With a bridge, you need to make changes to the host’s networking. Without NetworkManager, these changes can be error-prone. If you are OK to make the networking changes on the host, and also require host<->containers communication, then it has to be a bridge.
In both cases, if a user in the container runs sudo tcpdump, they only get their own network packages, and any broadcast packets. It is possible to arpspoof in order for a bridged container to MitM the traffic of another bridged container and then this mitigated with iptables rules (bridge-iptables-mitm). I do now know how possible arpspoof would be with macvlan and google did not enlighten. In both cases, it would be interesting to see these in practice.
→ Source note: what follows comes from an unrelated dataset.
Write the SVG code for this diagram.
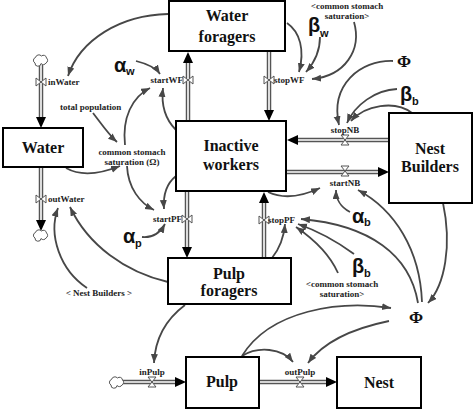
<svg xmlns="http://www.w3.org/2000/svg" width="474" height="410" viewBox="0 0 474 410">
<style>
.box{fill:#fff;stroke:#000;stroke-width:2}
.bl{font-family:"Liberation Serif",serif;font-weight:bold;font-size:16px;text-anchor:middle;fill:#111}
.sm{font-family:"Liberation Serif",serif;font-weight:bold;font-size:9px;fill:#222}
.mid{text-anchor:middle}
.end{text-anchor:end}
.gr{font-family:"Liberation Sans",sans-serif;font-weight:bold;font-size:20px;fill:#111}
.sub{font-family:"Liberation Sans",sans-serif;font-weight:bold;font-size:11px;fill:#111}
.phi{font-family:"Liberation Serif",serif;font-weight:bold;font-size:17px;text-anchor:middle;fill:#111}
.po{fill:none;stroke:#555;stroke-width:4.5}
.pi{fill:none;stroke:#fff;stroke-width:1.6}
.ah{fill:#000}
.valve{fill:#fff;stroke:#555;stroke-width:1}
.cl{fill:#fff;stroke:#555;stroke-width:1}
.c{fill:none;stroke:#474747;stroke-width:1.8;marker-end:url(#a)}
</style>
<defs>
<marker id="a" markerUnits="userSpaceOnUse" markerWidth="10" markerHeight="8" refX="9" refY="3.5" orient="auto">
<path d="M0,0 L9,3.5 L0,7 z" fill="#474747"/>
</marker>
<path id="cloud" d="M-6,3 a3,3 0 0 1 0.5,-5.5 a3.5,3.5 0 0 1 6,-1.5 a3,3 0 0 1 5,2 a3,3 0 0 1 -0.5,5 a3,3 0 0 1 -5,0.5 a3,3 0 0 1 -6,-0.5 z"/>
<g id="vv"><polygon points="-5,-4 0,0 -5,4"/><polygon points="5,-4 0,0 5,4"/></g>
<g id="vh"><polygon points="-4,-5 0,0 4,-5"/><polygon points="-4,5 0,0 4,5"/></g>
</defs>

<g id="flows">
<path class="po" d="M41,65 V118"/><path class="pi" d="M41,65 V118"/>
<polygon class="ah" points="36,117 46,117 41,128"/>
<use href="#cloud" x="41" y="60" class="cl"/>
<use href="#vv" x="41" y="82" class="valve"/>
<path class="po" d="M41,168 V222"/><path class="pi" d="M41,168 V222"/>
<polygon class="ah" points="36,220 46,220 41,231"/>
<use href="#cloud" x="41" y="235" class="cl"/>
<use href="#vv" x="41" y="199" class="valve"/>
<path class="po" d="M188,121 V62"/><path class="pi" d="M188,121 V62"/>
<polygon class="ah" points="183,63 193,63 188,52"/>
<use href="#vv" x="188" y="80" class="valve"/>
<path class="po" d="M269,51 V111"/><path class="pi" d="M269,51 V111"/>
<polygon class="ah" points="264,110 274,110 269,121"/>
<use href="#vv" x="269" y="80" class="valve"/>
<path class="po" d="M389,140 H297"/><path class="pi" d="M389,140 H297"/>
<polygon class="ah" points="298,135 298,145 287,140"/>
<use href="#vh" x="345" y="140" class="valve"/>
<path class="po" d="M287,172 H379"/><path class="pi" d="M287,172 H379"/>
<polygon class="ah" points="378,167 378,177 389,172"/>
<use href="#vh" x="345" y="171" class="valve"/>
<path class="po" d="M187,191 V248"/><path class="pi" d="M187,191 V248"/>
<polygon class="ah" points="182,247 192,247 187,258"/>
<use href="#vv" x="187" y="219" class="valve"/>
<path class="po" d="M264,258 V202"/><path class="pi" d="M264,258 V202"/>
<polygon class="ah" points="259,203 269,203 264,192"/>
<use href="#vv" x="264" y="220" class="valve"/>
<path class="po" d="M121,382 H176"/><path class="pi" d="M121,382 H176"/>
<polygon class="ah" points="175,377 175,387 186,382"/>
<use href="#cloud" x="117" y="382" class="cl"/>
<use href="#vh" x="152" y="382" class="valve"/>
<path class="po" d="M259,382 H327"/><path class="pi" d="M259,382 H327"/>
<polygon class="ah" points="326,377 326,387 337,382"/>
<use href="#vh" x="300" y="382" class="valve"/>
</g>

<g id="connectors">
<path class="c" d="M168,14 C120,15 80,40 68,76"/>
<path class="c" d="M136,61 C148,64 156,68 160,74"/>
<path class="c" d="M93,113 C100,122 108,134 117,142"/>
<path class="c" d="M125,145 C122,118 132,97 150,88"/>
<path class="c" d="M176,130 C166,120 161,105 163,88"/>
<path class="c" d="M66,168 C80,176 100,174 120,166"/>
<path class="c" d="M127,166 C128,188 140,203 154,210"/>
<path class="c" d="M176,176 C166,184 163,196 164,209"/>
<path class="c" d="M142,237 C152,238 160,233 165,224"/>
<path class="c" d="M87,288 C60,270 48,235 58,208"/>
<path class="c" d="M168,282 C125,272 88,245 70,207"/>
<path class="c" d="M185,305 C165,320 155,340 154,363"/>
<path class="c" d="M287,23 C300,32 305,50 299,72"/>
<path class="c" d="M320,37 C320,52 315,62 306,72"/>
<path class="c" d="M354,22 C362,50 345,76 312,79"/>
<path class="c" d="M393,61 C360,60 330,85 339,125"/>
<path class="c" d="M397,89 C375,90 355,105 347,123"/>
<path class="c" d="M412,113 C395,100 365,105 351,121"/>
<path class="c" d="M268,192 C285,200 305,195 320,188"/>
<path class="c" d="M350,212 C340,207 336,198 336,190"/>
<path class="c" d="M422,302 C420,250 395,210 358,190"/>
<path class="c" d="M418,303 C410,255 370,225 301,219"/>
<path class="c" d="M354,254 C335,240 315,230 298,224"/>
<path class="c" d="M338,273 C330,255 315,240 296,227"/>
<path class="c" d="M272,258 C280,248 284,236 285,224"/>
<path class="c" d="M443,203 C452,245 445,285 428,303"/>
<path class="c" d="M242,356 C270,310 340,300 391,308"/>
<path class="c" d="M242,356 C258,346 282,348 293,362"/>
<path class="c" d="M389,321 C355,328 325,340 308,363"/>
</g>

<g id="water-foragers"><rect class="box" x="169" y="1" width="116" height="50"/><text class="bl" x="227" y="21">Water</text><text class="bl" x="227" y="42">foragers</text></g>
<g id="inactive-workers"><rect class="box" x="176" y="121" width="110" height="70"/><text class="bl" x="231" y="151">Inactive</text><text class="bl" x="231" y="170">workers</text></g>
<g id="water"><rect class="box" x="3" y="128" width="80" height="39"/><text class="bl" x="43" y="153">Water</text></g>
<g id="nest-builders"><rect class="box" x="389" y="113" width="83" height="90"/><text class="bl" x="430" y="154">Nest</text><text class="bl" x="430" y="172">Builders</text></g>
<g id="pulp-foragers"><rect class="box" x="168" y="258" width="123" height="46"/><text class="bl" x="229" y="279">Pulp</text><text class="bl" x="229" y="296">foragers</text></g>
<g id="pulp"><rect class="box" x="186" y="357" width="73" height="51"/><text class="bl" x="222" y="387">Pulp</text></g>
<g id="nest"><rect class="box" x="337" y="357" width="84" height="51"/><text class="bl" x="379" y="388">Nest</text></g>

<g id="labels">
<text class="sm" x="48" y="85">inWater</text>
<text class="sm" x="48" y="202">outWater</text>
<text class="sm end" x="183" y="83">startWF</text>
<text class="sm" x="274" y="83">stopWF</text>
<text class="sm mid" x="345" y="133">stopNB</text>
<text class="sm mid" x="345" y="186">startNB</text>
<text class="sm end" x="182" y="222">startPF</text>
<text class="sm" x="268" y="223">stopPF</text>
<text class="sm mid" x="152" y="375">inPulp</text>
<text class="sm mid" x="300" y="375">outPulp</text>
<text class="sm" x="60" y="110">total population</text>
<text class="sm mid" x="132" y="155">common stomach</text>
<text class="sm mid" x="132" y="165">saturation (Ω)</text>
<text class="sm mid" x="99" y="296">&lt; Nest Builders &gt;</text>
<text class="sm mid" x="347" y="9">&lt;common stomach</text>
<text class="sm mid" x="347" y="19">saturation&gt;</text>
<text class="sm mid" x="342" y="287">&lt;common stomach</text>
<text class="sm mid" x="342" y="297">saturation&gt;</text>
<text class="gr" x="114" y="72">α</text><text class="sub" x="126" y="75">w</text>
<text class="gr" x="123" y="243">α</text><text class="sub" x="135" y="247">p</text>
<text class="gr" x="352" y="223">α</text><text class="sub" x="364" y="226">b</text>
<text class="gr" x="308" y="32">β</text><text class="sub" x="320" y="37">w</text>
<text class="gr" x="400" y="101">β</text><text class="sub" x="412" y="105">b</text>
<text class="gr" x="352" y="273">β</text><text class="sub" x="364" y="277">b</text>
<text class="phi" x="404" y="67">Φ</text>
<text class="phi" x="416" y="323">Φ</text>
</g>
</svg>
Neither (bridge, macvlan) work on WiFi networks, especially when WEP/WPA/WPA2 are used. It has to do with the WiFi router that expects a single MAC address to come from an established secure WiFi connection.
The PR is currently marked as DRAFT (per Github features). It will take a bit before it gets accepted so that a daily snap (snap channel edge) is made available for easy testing.
ipvlan support is now available in LXD 3.13, currently only from the edge channel.
The reason being that it requires extra features in liblxc, and only the edge channel at the moment has a recent enough liblxc version.
Note that the edge channel is the channel that gets updated everyday, so if you switch to that, you are living on the bleeding edge (or, you have bug reporting privileges).